C’était en 2009. L’idée de devenir mannequin fait son chemin dans l’esprit de Catherine qui, d’ailleurs, n’en est pas à sa première reconversion. D’avocate d’affaires, elle est devenue spécialiste dans le conseil d’institutions à but culturel, après un retour sur les bancs de l’université et un diplôme d’histoire de l’art à la clé. «Débuter à cet âge-là dans le mannequinat me semblait improbable. Bien sûr, j’en ai discuté en famille. Mes enfants ont trouvé que c’était amusant. Ils sont sans doute étonnés de voir que cela prend une telle ampleur.»

Le photographe, Wollodja Jentsch, qui collabore à Générations Plus, se charge de son book et en octobre 2011, elle pose pour Vanity Fair, version italienne, puis pour le magazine de luxe allemand Cocoon. Elle décroche même un rôle dans L’amour, c’est mieux à deux (2010), avec Clovis Cornillac. Sa deuxième carrière est lancée. «L’idée de Visage, c’est de faire une image haut de gamme, avec une vraie personnalité.

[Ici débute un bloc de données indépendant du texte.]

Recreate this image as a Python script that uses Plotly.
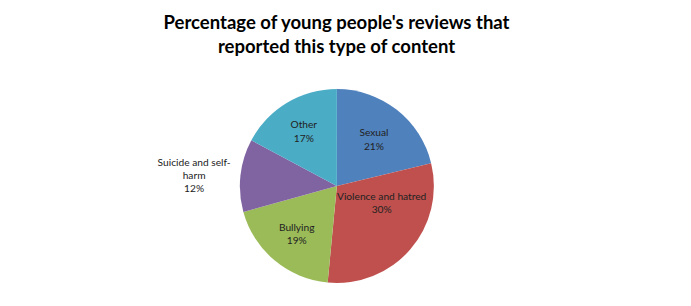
import plotly.graph_objects as go

categories = ["Sexual", "Violence and hatred", "Bullying", "Suicide and self-<br>harm", "Other"]
values = [21, 30, 19, 12, 17]
colors = ["#4F81BD", "#C0504D", "#9BBB59", "#8064A2", "#4BACC6"]
positions = ["inside", "none", "inside", "outside", "inside"]

label_font = dict(family="Lato", size=10.2, color="#222222")

fig = go.Figure(go.Pie(
    labels=categories,
    values=values,
    sort=False,
    direction="clockwise",
    rotation=0,
    marker=dict(colors=colors, line=dict(color="white", width=0)),
    texttemplate="%{label}<br>%{value}%",
    textposition=positions,
    insidetextorientation="horizontal",
    textfont=label_font,
    showlegend=False,
    hoverinfo="label+value",
    domain=dict(x=[0.347, 0.628], y=[0.075, 0.709]),
))

# label of the large red slice, placed as in the reference (Excel best-fit)
fig.add_annotation(
    text=f"{categories[1]}<br>{values[1]}%",
    x=0.552, y=0.338, xref="paper", yref="paper",
    showarrow=False, font=label_font, align="center",
)

fig.update_layout(
    width=691, height=306,
    margin=dict(l=0, r=0, t=0, b=0),
    paper_bgcolor="white",
    title=dict(
        text="<b>Percentage of young people's reviews that<br>reported this type of content</b>",
        x=0.487, xanchor="center", y=0.905, yanchor="top",
        font=dict(family="Lato", size=18.5, color="#000000"),
    ),
)

fig.write_html("out.html")
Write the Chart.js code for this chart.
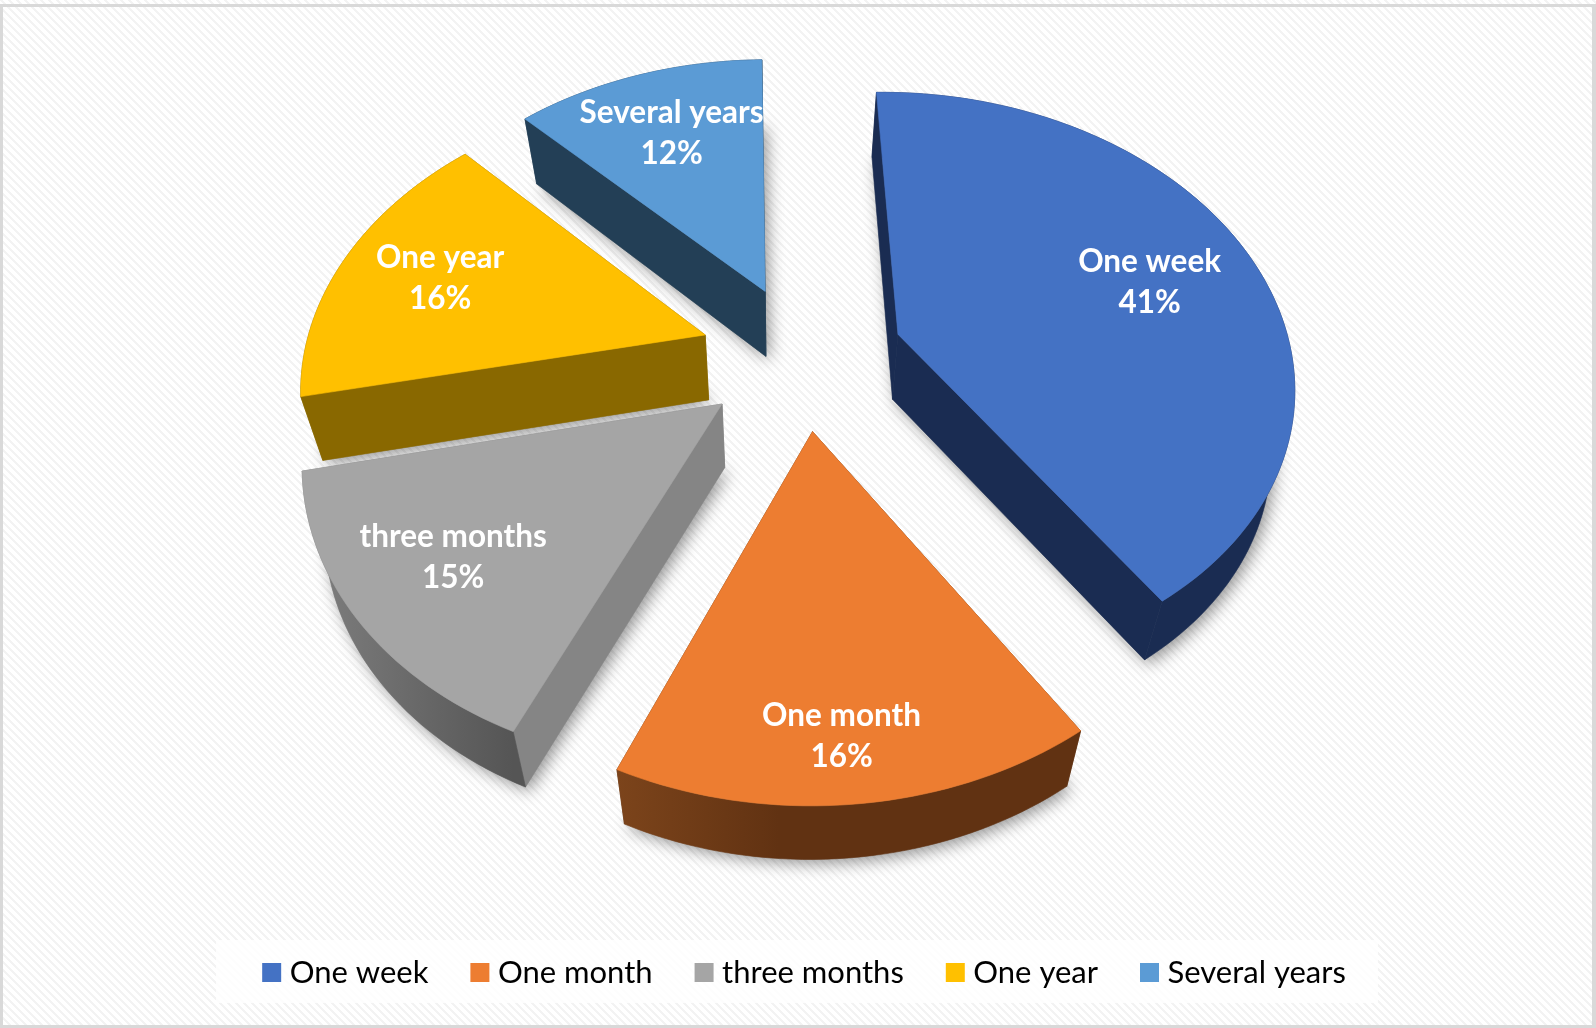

Cela prend du temps, mais je préfère travailler peu et bien.»

Aujourd’hui, elle est la seule mannequin silver de City Models, à Paris et de Women Direct Milano.

Un article dans Le Blick, puis dans Le Matin l’an passé ont suscité des réactions très enthousiastes, dans son entourage et dans la rue. Et dans son milieu professionnel, de surcroît dans la Cité de Calvin? «Aussi, mais certains ont encore une perception du mannequin identique à celle d’une actrice du XIXe siècle!»

Mais ce qui l’a le plus surprise, ce sont les échos de jeunes modèles: «Elle se sont montrées super sympas. Alors que, dans ce métier-là, on recourt au Botox® à 22 ans par peur de vieillir, elles ont vu mon engagement comme un espoir. Quant à moi, je suis satisfaite de pouvoir montrer aux femmes une image différente, qu’à plus de 50 ans on n’est pas un truc à mettre au rebut!»